Beyond fines, agencies can revoke professional licenses or shut down operations that pose an immediate public danger. Contested enforcement actions go before an administrative law judge, who serves as both judge and fact-finder. ALJs are authorized to receive and review evidence, hear testimony, and issue decisions containing written findings of fact and conclusions of law.7Administrative Conference of the United States. Administrative Law Judge Basics In the most serious cases, agencies can refer willful or repeated violations to the Department of Justice for criminal prosecution, which can result in prison time for responsible corporate officers.

Self-Disclosure and Penalty Reduction

Some agencies offer formal incentives for businesses that discover and report their own violations. The EPA’s Audit Policy, for example, can eliminate 100 percent of the gravity-based civil penalty that would otherwise apply if the company meets certain conditions: discovering the violation through a systematic audit, disclosing it to the agency within 21 days, correcting the problem within 60 days, and cooperating fully with the investigation. The policy also includes a determination not to recommend criminal prosecution for violations that are self-disclosed in good faith. These programs exist because agencies would rather have violations fixed quickly than discovered years later during a random inspection.

Judicial Review of Regulations

Courts serve as the final check on agency power. If you believe a regulation is unlawful or that an agency enforced a rule improperly, you can challenge it in federal court, though the standards courts apply have shifted significantly in recent years.
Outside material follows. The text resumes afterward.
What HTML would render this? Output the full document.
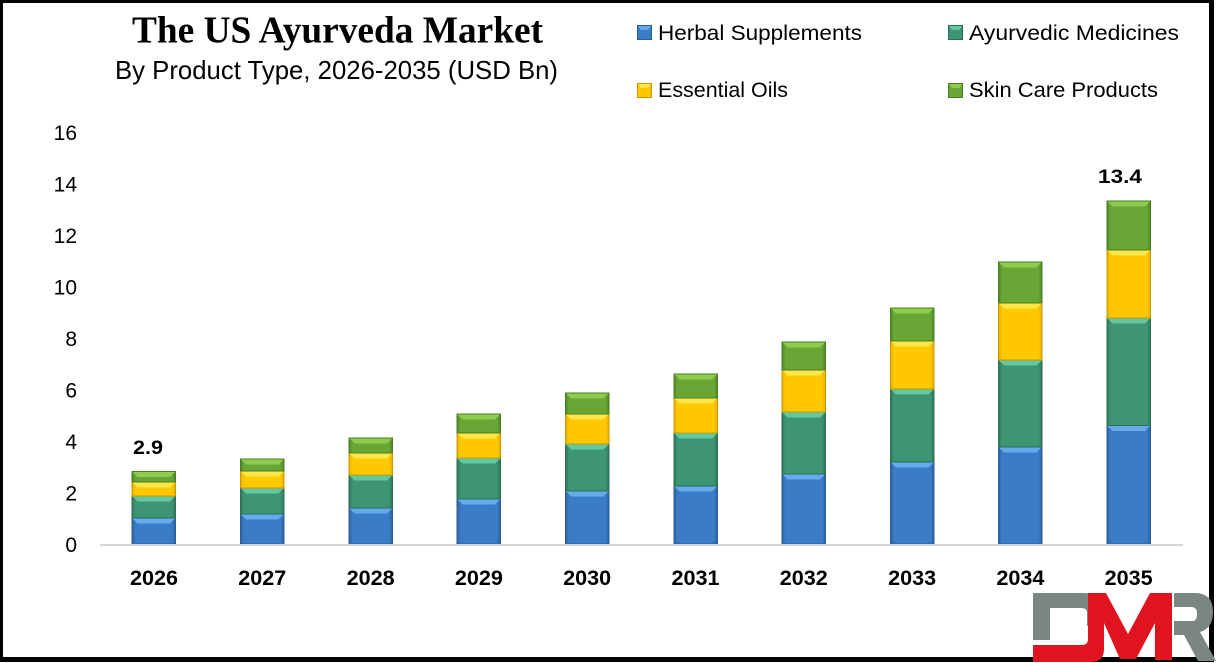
<!DOCTYPE html>
<html><head><meta charset="utf-8"><style>
html,body{margin:0;padding:0;background:#fff;}
svg{display:block;}
</style></head><body>
<svg width="1216" height="663" viewBox="0 0 1216 663" xmlns="http://www.w3.org/2000/svg">
<defs>
<linearGradient id="gB" x1="0" x2="1" y1="0" y2="0"><stop offset="0" stop-color="#2c619e"/><stop offset="0.08" stop-color="#3a7dc6"/><stop offset="0.92" stop-color="#3a7dc6"/><stop offset="1" stop-color="#2c619e"/></linearGradient>
<linearGradient id="gT" x1="0" x2="1" y1="0" y2="0"><stop offset="0" stop-color="#2e7558"/><stop offset="0.08" stop-color="#3d9573"/><stop offset="0.92" stop-color="#3d9573"/><stop offset="1" stop-color="#2e7558"/></linearGradient>
<linearGradient id="gY" x1="0" x2="1" y1="0" y2="0"><stop offset="0" stop-color="#e6ad00"/><stop offset="0.08" stop-color="#ffc800"/><stop offset="0.92" stop-color="#ffc800"/><stop offset="1" stop-color="#e6ad00"/></linearGradient>
<linearGradient id="gG" x1="0" x2="1" y1="0" y2="0"><stop offset="0" stop-color="#508727"/><stop offset="0.08" stop-color="#68a735"/><stop offset="0.92" stop-color="#68a735"/><stop offset="1" stop-color="#508727"/></linearGradient>
<g id="bB"><polygon points="0.5,0.5 43,0.5 38,5.5 5.5,5.5" fill="#64aaec"/></g>
<g id="bT"><polygon points="0.5,0.5 43,0.5 38,5.5 5.5,5.5" fill="#63c7a0"/></g>
<g id="bY"><polygon points="0.5,0.5 43,0.5 38,5.5 5.5,5.5" fill="#ffe64a"/></g>
<g id="bG"><polygon points="0.5,0.5 43,0.5 38,5.5 5.5,5.5" fill="#8ecc4f"/></g>
</defs>

<rect x="0" y="0" width="1216" height="663" fill="#fff"/>

<!-- Title -->
<text x="132" y="42.3" font-family="'Liberation Serif', serif" font-weight="bold" font-size="38.5" textLength="411" lengthAdjust="spacingAndGlyphs" fill="#000">The US Ayurveda Market</text>
<text x="115" y="79" font-family="'Liberation Sans', sans-serif" font-size="26" textLength="443" lengthAdjust="spacingAndGlyphs" fill="#000">By Product Type, 2026-2035 (USD Bn)</text>

<!-- Legend -->
<rect x="637.5" y="25.5" width="14" height="14" fill="url(#gB)" stroke="#2b5e96"/>
<polygon points="638,26 651,26 648,30 641,30" fill="#64aaec"/>
<text x="658" y="40" font-family="'Liberation Sans', sans-serif" font-size="21" textLength="204" lengthAdjust="spacingAndGlyphs" fill="#000">Herbal Supplements</text>
<rect x="948.5" y="25.5" width="14" height="14" fill="url(#gT)" stroke="#2d6e55"/>
<polygon points="949,26 962,26 959,30 952,30" fill="#63c7a0"/>
<text x="969" y="40" font-family="'Liberation Sans', sans-serif" font-size="21" textLength="210" lengthAdjust="spacingAndGlyphs" fill="#000">Ayurvedic Medicines</text>
<rect x="637.5" y="83.5" width="14" height="14" fill="url(#gY)" stroke="#c89a00"/>
<polygon points="638,84 651,84 648,88 641,88" fill="#ffe64a"/>
<text x="658" y="97" font-family="'Liberation Sans', sans-serif" font-size="21" textLength="130" lengthAdjust="spacingAndGlyphs" fill="#000">Essential Oils</text>
<rect x="948.5" y="83.5" width="14" height="14" fill="url(#gG)" stroke="#4a7d22"/>
<polygon points="949,84 962,84 959,88 952,88" fill="#8ecc4f"/>
<text x="969" y="97" font-family="'Liberation Sans', sans-serif" font-size="21" textLength="189" lengthAdjust="spacingAndGlyphs" fill="#000">Skin Care Products</text>

<!-- Y axis labels -->
<g font-family="'Liberation Sans', sans-serif" font-size="21" fill="#000" text-anchor="end">
<text x="77" y="140">16</text>
<text x="77" y="191.5">14</text>
<text x="77" y="243">12</text>
<text x="77" y="294.5">10</text>
<text x="77" y="346">8</text>
<text x="77" y="397.5">6</text>
<text x="77" y="449">4</text>
<text x="77" y="500.5">2</text>
<text x="77" y="552">0</text>
</g>

<!-- Bars -->
<g stroke-width="1">
<!-- 2026 -->
<rect x="132" y="518" width="43.5" height="26" fill="url(#gB)" stroke="#2b5e96"/><use href="#bB" x="132" y="518"/>
<rect x="132" y="496" width="43.5" height="22" fill="url(#gT)" stroke="#2d6e55"/><use href="#bT" x="132" y="496"/>
<rect x="132" y="482" width="43.5" height="14" fill="url(#gY)" stroke="#c89a00"/><use href="#bY" x="132" y="482"/>
<rect x="132" y="471.5" width="43.5" height="10.5" fill="url(#gG)" stroke="#4a7d22"/><use href="#bG" x="132" y="471.5"/>
<!-- 2027 -->
<rect x="240.5" y="514" width="43.5" height="30" fill="url(#gB)" stroke="#2b5e96"/><use href="#bB" x="240.5" y="514"/>
<rect x="240.5" y="488" width="43.5" height="26" fill="url(#gT)" stroke="#2d6e55"/><use href="#bT" x="240.5" y="488"/>
<rect x="240.5" y="471" width="43.5" height="17" fill="url(#gY)" stroke="#c89a00"/><use href="#bY" x="240.5" y="471"/>
<rect x="240.5" y="459" width="43.5" height="12" fill="url(#gG)" stroke="#4a7d22"/><use href="#bG" x="240.5" y="459"/>
<!-- 2028 -->
<rect x="349" y="508" width="43.5" height="36" fill="url(#gB)" stroke="#2b5e96"/><use href="#bB" x="349" y="508"/>
<rect x="349" y="475" width="43.5" height="33" fill="url(#gT)" stroke="#2d6e55"/><use href="#bT" x="349" y="475"/>
<rect x="349" y="453" width="43.5" height="22" fill="url(#gY)" stroke="#c89a00"/><use href="#bY" x="349" y="453"/>
<rect x="349" y="438" width="43.5" height="15" fill="url(#gG)" stroke="#4a7d22"/><use href="#bG" x="349" y="438"/>
<!-- 2029 -->
<rect x="457" y="499" width="43.5" height="45" fill="url(#gB)" stroke="#2b5e96"/><use href="#bB" x="457" y="499"/>
<rect x="457" y="458" width="43.5" height="41" fill="url(#gT)" stroke="#2d6e55"/><use href="#bT" x="457" y="458"/>
<rect x="457" y="433" width="43.5" height="25" fill="url(#gY)" stroke="#c89a00"/><use href="#bY" x="457" y="433"/>
<rect x="457" y="414" width="43.5" height="19" fill="url(#gG)" stroke="#4a7d22"/><use href="#bG" x="457" y="414"/>
<!-- 2030 -->
<rect x="565.5" y="491" width="43.5" height="53" fill="url(#gB)" stroke="#2b5e96"/><use href="#bB" x="565.5" y="491"/>
<rect x="565.5" y="444" width="43.5" height="47" fill="url(#gT)" stroke="#2d6e55"/><use href="#bT" x="565.5" y="444"/>
<rect x="565.5" y="414" width="43.5" height="30" fill="url(#gY)" stroke="#c89a00"/><use href="#bY" x="565.5" y="414"/>
<rect x="565.5" y="393" width="43.5" height="21" fill="url(#gG)" stroke="#4a7d22"/><use href="#bG" x="565.5" y="393"/>
<!-- 2031 -->
<rect x="674" y="486" width="43.5" height="58" fill="url(#gB)" stroke="#2b5e96"/><use href="#bB" x="674" y="486"/>
<rect x="674" y="433" width="43.5" height="53" fill="url(#gT)" stroke="#2d6e55"/><use href="#bT" x="674" y="433"/>
<rect x="674" y="398" width="43.5" height="35" fill="url(#gY)" stroke="#c89a00"/><use href="#bY" x="674" y="398"/>
<rect x="674" y="374" width="43.5" height="24" fill="url(#gG)" stroke="#4a7d22"/><use href="#bG" x="674" y="374"/>
<!-- 2032 -->
<rect x="782" y="474" width="43.5" height="70" fill="url(#gB)" stroke="#2b5e96"/><use href="#bB" x="782" y="474"/>
<rect x="782" y="412" width="43.5" height="62" fill="url(#gT)" stroke="#2d6e55"/><use href="#bT" x="782" y="412"/>
<rect x="782" y="370" width="43.5" height="42" fill="url(#gY)" stroke="#c89a00"/><use href="#bY" x="782" y="370"/>
<rect x="782" y="342" width="43.5" height="28" fill="url(#gG)" stroke="#4a7d22"/><use href="#bG" x="782" y="342"/>
<!-- 2033 -->
<rect x="890.5" y="462" width="43.5" height="82" fill="url(#gB)" stroke="#2b5e96"/><use href="#bB" x="890.5" y="462"/>
<rect x="890.5" y="389" width="43.5" height="73" fill="url(#gT)" stroke="#2d6e55"/><use href="#bT" x="890.5" y="389"/>
<rect x="890.5" y="341" width="43.5" height="48" fill="url(#gY)" stroke="#c89a00"/><use href="#bY" x="890.5" y="341"/>
<rect x="890.5" y="308" width="43.5" height="33" fill="url(#gG)" stroke="#4a7d22"/><use href="#bG" x="890.5" y="308"/>
<!-- 2034 -->
<rect x="998.5" y="447" width="43.5" height="97" fill="url(#gB)" stroke="#2b5e96"/><use href="#bB" x="998.5" y="447"/>
<rect x="998.5" y="360" width="43.5" height="87" fill="url(#gT)" stroke="#2d6e55"/><use href="#bT" x="998.5" y="360"/>
<rect x="998.5" y="303" width="43.5" height="57" fill="url(#gY)" stroke="#c89a00"/><use href="#bY" x="998.5" y="303"/>
<rect x="998.5" y="262" width="43.5" height="41" fill="url(#gG)" stroke="#4a7d22"/><use href="#bG" x="998.5" y="262"/>
<!-- 2035 -->
<rect x="1107" y="425.5" width="43.5" height="118.5" fill="url(#gB)" stroke="#2b5e96"/><use href="#bB" x="1107" y="425.5"/>
<rect x="1107" y="318" width="43.5" height="107.5" fill="url(#gT)" stroke="#2d6e55"/><use href="#bT" x="1107" y="318"/>
<rect x="1107" y="250" width="43.5" height="68" fill="url(#gY)" stroke="#c89a00"/><use href="#bY" x="1107" y="250"/>
<rect x="1107" y="201" width="43.5" height="49" fill="url(#gG)" stroke="#4a7d22"/><use href="#bG" x="1107" y="201"/>
</g>

<!-- Axis line -->
<line x1="100" y1="545" x2="1183" y2="545" stroke="#d6d6d6" stroke-width="2"/>

<!-- X labels -->
<g font-family="'Liberation Sans', sans-serif" font-weight="bold" font-size="21" fill="#000" text-anchor="middle">
<text x="154" y="585" textLength="48" lengthAdjust="spacingAndGlyphs">2026</text>
<text x="262.3" y="585" textLength="48" lengthAdjust="spacingAndGlyphs">2027</text>
<text x="370.6" y="585" textLength="48" lengthAdjust="spacingAndGlyphs">2028</text>
<text x="478.9" y="585" textLength="48" lengthAdjust="spacingAndGlyphs">2029</text>
<text x="587.2" y="585" textLength="48" lengthAdjust="spacingAndGlyphs">2030</text>
<text x="695.5" y="585" textLength="48" lengthAdjust="spacingAndGlyphs">2031</text>
<text x="803.8" y="585" textLength="48" lengthAdjust="spacingAndGlyphs">2032</text>
<text x="912.1" y="585" textLength="48" lengthAdjust="spacingAndGlyphs">2033</text>
<text x="1020.4" y="585" textLength="48" lengthAdjust="spacingAndGlyphs">2034</text>
<text x="1128.7" y="585" textLength="48" lengthAdjust="spacingAndGlyphs">2035</text>
</g>

<!-- Data labels -->
<g font-family="'Liberation Sans', sans-serif" font-weight="bold" font-size="19.5" fill="#000" text-anchor="middle">
<text x="148" y="454" textLength="30" lengthAdjust="spacingAndGlyphs">2.9</text>
<text x="1120" y="183" textLength="44" lengthAdjust="spacingAndGlyphs">13.4</text>
</g>

<!-- Border -->
<rect x="0" y="0" width="1214" height="3" fill="#000"/>
<rect x="0" y="0" width="3" height="662" fill="#000"/>
<rect x="1209" y="0" width="5" height="662" fill="#000"/>
<rect x="0" y="657" width="1214" height="5" fill="#000"/>

<!-- DMR logo -->
<path d="M1033,593 H1084 Q1101,593 1103,612 V626 H1087 V613 Q1087,608 1081,608 H1050 V640 H1033 Z" fill="#7a8584"/>
<path d="M1033,645 H1082 Q1088,645 1088,639 V593 H1106 L1128,634 L1150,593 H1172 V660 H1155 V623 L1136,659 H1120 L1104,623 V649 Q1104,662 1091,662 H1033 Z" fill="#e0141e"/>
<path d="M1174,593 H1195 Q1213,593 1213,612 Q1213,628 1200,632 L1216,661 H1198 L1184,635 H1174 V621 H1193 Q1197,621 1197,613 Q1197,607 1191,607 H1174 Z" fill="#7a8584"/>
</svg>
</body></html>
The Arbitrary and Capricious Standard

Under the APA, a court can strike down agency action that is “arbitrary, capricious, an abuse of discretion, or otherwise not in accordance with law.”8Office of the Law Revision Counsel. 5 USC 706 – Scope of Review Courts can also invalidate rules that exceed the agency’s statutory authority, violate constitutional rights, or were adopted without following required procedures. The reviewing court examines the whole administrative record to determine whether the agency’s reasoning holds up. A regulation doesn’t have to be the best possible approach, but the agency must show it considered the relevant factors and didn’t make a clear error of judgment.

The End of Chevron Deference

For 40 years, courts followed a doctrine called Chevron deference, which required judges to accept an agency’s reasonable interpretation of an ambiguous statute. That changed in 2024. In Loper Bright Enterprises v. Raimondo, the Supreme Court overruled Chevron and held that courts must “exercise their independent judgment in deciding whether an agency has acted within its statutory authority.”9Supreme Court of the United States. Loper Bright Enterprises v Raimondo Under the new framework, a court can still consider an agency’s interpretation, but only for its persuasive value based on the thoroughness of the agency’s reasoning and its consistency over time. The agency no longer gets the benefit of the doubt just because a statute is unclear.
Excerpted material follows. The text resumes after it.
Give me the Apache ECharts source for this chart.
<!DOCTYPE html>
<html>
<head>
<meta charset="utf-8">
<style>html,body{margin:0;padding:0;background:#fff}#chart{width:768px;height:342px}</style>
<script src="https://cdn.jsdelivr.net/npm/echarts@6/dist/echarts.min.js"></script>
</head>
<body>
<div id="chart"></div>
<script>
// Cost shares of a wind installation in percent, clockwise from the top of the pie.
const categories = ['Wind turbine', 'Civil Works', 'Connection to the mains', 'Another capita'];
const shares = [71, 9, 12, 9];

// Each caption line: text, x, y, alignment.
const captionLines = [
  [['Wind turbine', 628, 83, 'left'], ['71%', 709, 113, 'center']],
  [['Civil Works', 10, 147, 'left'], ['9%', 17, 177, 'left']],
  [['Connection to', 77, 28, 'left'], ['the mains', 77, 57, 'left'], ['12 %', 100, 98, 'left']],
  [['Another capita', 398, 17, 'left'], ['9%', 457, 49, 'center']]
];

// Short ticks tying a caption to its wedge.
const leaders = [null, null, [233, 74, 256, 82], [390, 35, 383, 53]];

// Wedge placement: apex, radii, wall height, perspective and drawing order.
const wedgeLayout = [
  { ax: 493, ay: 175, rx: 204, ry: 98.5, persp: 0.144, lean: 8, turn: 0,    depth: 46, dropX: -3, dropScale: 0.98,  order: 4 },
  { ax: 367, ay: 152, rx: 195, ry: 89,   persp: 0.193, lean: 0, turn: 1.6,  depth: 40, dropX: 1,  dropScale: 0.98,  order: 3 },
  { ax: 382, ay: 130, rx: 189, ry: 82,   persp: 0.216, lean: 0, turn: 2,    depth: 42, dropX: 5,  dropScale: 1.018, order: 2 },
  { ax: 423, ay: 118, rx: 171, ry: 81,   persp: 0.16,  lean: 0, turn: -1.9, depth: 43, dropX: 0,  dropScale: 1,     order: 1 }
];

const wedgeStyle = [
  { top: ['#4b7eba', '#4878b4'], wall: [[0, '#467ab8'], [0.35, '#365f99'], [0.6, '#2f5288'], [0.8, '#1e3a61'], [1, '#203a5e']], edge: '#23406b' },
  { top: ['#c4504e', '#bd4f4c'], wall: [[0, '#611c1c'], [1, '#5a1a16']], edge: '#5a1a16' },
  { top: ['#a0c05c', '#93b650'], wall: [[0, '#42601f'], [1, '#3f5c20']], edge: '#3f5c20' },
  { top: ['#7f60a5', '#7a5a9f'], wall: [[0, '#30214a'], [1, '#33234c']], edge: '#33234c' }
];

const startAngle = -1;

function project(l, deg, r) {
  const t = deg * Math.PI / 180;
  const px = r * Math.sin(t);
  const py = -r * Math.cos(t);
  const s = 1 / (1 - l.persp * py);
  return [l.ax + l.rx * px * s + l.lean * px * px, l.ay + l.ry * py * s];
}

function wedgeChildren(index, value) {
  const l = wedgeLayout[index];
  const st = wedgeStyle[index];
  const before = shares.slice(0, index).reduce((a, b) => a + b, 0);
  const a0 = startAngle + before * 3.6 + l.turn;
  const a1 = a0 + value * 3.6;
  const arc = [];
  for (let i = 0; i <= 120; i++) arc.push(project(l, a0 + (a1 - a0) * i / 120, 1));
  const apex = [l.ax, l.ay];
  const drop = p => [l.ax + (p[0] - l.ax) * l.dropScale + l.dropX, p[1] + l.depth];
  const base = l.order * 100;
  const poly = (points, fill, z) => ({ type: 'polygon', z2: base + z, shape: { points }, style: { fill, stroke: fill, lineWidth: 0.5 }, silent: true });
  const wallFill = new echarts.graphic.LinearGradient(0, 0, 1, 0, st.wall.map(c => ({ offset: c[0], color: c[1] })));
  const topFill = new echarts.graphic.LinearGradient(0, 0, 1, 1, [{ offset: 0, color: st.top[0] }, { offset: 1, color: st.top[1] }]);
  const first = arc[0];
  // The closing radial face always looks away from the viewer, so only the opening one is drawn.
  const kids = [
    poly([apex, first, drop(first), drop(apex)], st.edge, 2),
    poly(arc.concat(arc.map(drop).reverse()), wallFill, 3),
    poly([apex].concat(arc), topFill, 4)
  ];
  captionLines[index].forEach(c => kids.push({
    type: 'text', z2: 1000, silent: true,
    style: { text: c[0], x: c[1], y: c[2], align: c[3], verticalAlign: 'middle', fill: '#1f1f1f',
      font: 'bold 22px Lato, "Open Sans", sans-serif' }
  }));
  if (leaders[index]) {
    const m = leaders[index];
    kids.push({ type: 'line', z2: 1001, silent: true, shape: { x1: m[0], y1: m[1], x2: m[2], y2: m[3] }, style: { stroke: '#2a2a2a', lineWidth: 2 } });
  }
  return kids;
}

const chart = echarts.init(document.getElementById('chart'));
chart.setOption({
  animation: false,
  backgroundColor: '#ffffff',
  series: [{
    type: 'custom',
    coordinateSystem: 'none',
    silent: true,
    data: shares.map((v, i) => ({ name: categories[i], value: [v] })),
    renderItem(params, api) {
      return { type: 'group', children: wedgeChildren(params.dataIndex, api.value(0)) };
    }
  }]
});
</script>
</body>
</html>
This shift matters for anyone regulated by a federal agency. Before Loper Bright, challenging an agency’s reading of its own statute was an uphill fight because courts were required to defer if the reading was even plausible. Now, courts evaluate that reading independently, which makes legal challenges to agency rules more viable than they’ve been in decades.
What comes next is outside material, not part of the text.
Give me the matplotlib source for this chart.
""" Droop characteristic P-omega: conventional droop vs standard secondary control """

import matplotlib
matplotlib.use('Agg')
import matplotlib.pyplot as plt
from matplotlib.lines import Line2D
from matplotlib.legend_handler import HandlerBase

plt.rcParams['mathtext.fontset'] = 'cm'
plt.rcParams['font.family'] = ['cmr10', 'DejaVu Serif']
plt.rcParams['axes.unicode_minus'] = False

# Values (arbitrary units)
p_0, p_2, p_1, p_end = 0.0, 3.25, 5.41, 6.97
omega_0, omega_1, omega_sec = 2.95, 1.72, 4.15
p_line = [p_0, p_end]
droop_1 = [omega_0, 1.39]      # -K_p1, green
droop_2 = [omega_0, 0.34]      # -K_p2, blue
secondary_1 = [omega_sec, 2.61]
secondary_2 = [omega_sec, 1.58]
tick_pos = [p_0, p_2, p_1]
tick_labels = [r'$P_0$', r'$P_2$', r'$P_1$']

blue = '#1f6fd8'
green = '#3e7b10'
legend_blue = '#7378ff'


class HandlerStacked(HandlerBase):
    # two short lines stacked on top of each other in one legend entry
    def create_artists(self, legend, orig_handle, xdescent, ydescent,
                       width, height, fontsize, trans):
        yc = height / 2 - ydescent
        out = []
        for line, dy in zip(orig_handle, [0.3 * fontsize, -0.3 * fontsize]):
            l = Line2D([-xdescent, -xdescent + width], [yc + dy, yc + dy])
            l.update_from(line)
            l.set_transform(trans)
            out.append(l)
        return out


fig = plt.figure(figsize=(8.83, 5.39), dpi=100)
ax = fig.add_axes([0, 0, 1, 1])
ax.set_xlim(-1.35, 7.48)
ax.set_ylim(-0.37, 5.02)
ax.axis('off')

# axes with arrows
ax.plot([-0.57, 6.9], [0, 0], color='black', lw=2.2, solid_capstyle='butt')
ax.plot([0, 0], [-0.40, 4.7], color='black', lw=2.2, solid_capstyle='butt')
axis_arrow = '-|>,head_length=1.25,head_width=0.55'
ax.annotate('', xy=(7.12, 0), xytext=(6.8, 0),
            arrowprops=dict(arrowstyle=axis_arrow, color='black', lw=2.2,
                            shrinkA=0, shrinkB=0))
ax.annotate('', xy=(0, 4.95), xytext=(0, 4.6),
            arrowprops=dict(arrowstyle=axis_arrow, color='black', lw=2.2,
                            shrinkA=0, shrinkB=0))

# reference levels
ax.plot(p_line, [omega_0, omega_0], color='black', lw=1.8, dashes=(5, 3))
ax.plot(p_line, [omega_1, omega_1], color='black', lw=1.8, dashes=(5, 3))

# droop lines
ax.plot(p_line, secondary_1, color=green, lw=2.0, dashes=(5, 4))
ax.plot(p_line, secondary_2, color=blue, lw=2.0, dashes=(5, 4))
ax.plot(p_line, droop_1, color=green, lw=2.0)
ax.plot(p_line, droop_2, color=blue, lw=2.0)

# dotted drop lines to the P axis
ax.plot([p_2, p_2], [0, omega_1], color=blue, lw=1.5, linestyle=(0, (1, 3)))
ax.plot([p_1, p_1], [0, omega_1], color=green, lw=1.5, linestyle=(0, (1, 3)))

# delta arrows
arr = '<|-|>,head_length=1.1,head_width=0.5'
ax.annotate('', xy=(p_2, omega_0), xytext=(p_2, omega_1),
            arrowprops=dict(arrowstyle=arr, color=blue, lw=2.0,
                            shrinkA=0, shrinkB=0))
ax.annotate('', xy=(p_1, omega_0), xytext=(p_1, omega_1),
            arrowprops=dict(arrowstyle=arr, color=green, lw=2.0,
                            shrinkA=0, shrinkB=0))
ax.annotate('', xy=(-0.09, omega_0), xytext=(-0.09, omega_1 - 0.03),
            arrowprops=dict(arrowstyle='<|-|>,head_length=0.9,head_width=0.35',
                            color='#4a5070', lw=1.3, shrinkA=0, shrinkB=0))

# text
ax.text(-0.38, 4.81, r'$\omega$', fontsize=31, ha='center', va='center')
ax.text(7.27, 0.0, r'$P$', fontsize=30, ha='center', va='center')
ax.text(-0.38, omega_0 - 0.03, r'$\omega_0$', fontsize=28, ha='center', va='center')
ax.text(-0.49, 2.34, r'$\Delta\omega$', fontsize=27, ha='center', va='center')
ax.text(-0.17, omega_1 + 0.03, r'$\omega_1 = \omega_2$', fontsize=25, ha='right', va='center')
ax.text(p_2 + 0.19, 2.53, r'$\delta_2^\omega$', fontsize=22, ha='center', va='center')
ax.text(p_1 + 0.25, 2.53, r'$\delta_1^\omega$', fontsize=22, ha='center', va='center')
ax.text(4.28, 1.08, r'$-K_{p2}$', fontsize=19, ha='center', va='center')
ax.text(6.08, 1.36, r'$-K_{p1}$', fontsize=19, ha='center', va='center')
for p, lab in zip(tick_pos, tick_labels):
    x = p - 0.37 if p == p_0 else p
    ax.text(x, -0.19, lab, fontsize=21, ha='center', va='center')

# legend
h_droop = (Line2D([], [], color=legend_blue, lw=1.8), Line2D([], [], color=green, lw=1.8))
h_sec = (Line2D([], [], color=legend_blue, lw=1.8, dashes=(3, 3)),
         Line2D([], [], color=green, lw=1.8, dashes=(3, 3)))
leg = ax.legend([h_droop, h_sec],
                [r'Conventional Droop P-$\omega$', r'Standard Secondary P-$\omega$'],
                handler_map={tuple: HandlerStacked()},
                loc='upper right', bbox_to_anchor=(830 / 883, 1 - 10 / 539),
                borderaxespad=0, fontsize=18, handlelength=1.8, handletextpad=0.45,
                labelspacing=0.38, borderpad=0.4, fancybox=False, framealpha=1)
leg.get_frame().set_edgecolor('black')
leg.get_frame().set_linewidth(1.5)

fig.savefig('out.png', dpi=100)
Time Limits for Challenging a Regulation

The general statute of limitations for challenging a federal agency action under the APA is six years. In 2024, the Supreme Court clarified in Corner Post, Inc. v. Board of Governors of the Federal Reserve System that this six-year clock starts when the plaintiff is actually injured by the regulation, not when the regulation was first published.10Supreme Court of the United States. Corner Post Inc v Board of Governors FRS A business that opens after a regulation has been in effect for years can still challenge it within six years of first being harmed by it. This ruling significantly expanded the window for regulatory challenges, particularly for newer companies entering established markets.

Keep in mind that some statutes impose their own, shorter deadlines for challenging rules issued under their authority. The Clean Air Act, for example, requires that objections be raised with reasonable specificity during the public comment period. If you’re considering a challenge, check the specific statute that governs the regulation in question rather than relying solely on the general six-year APA timeline.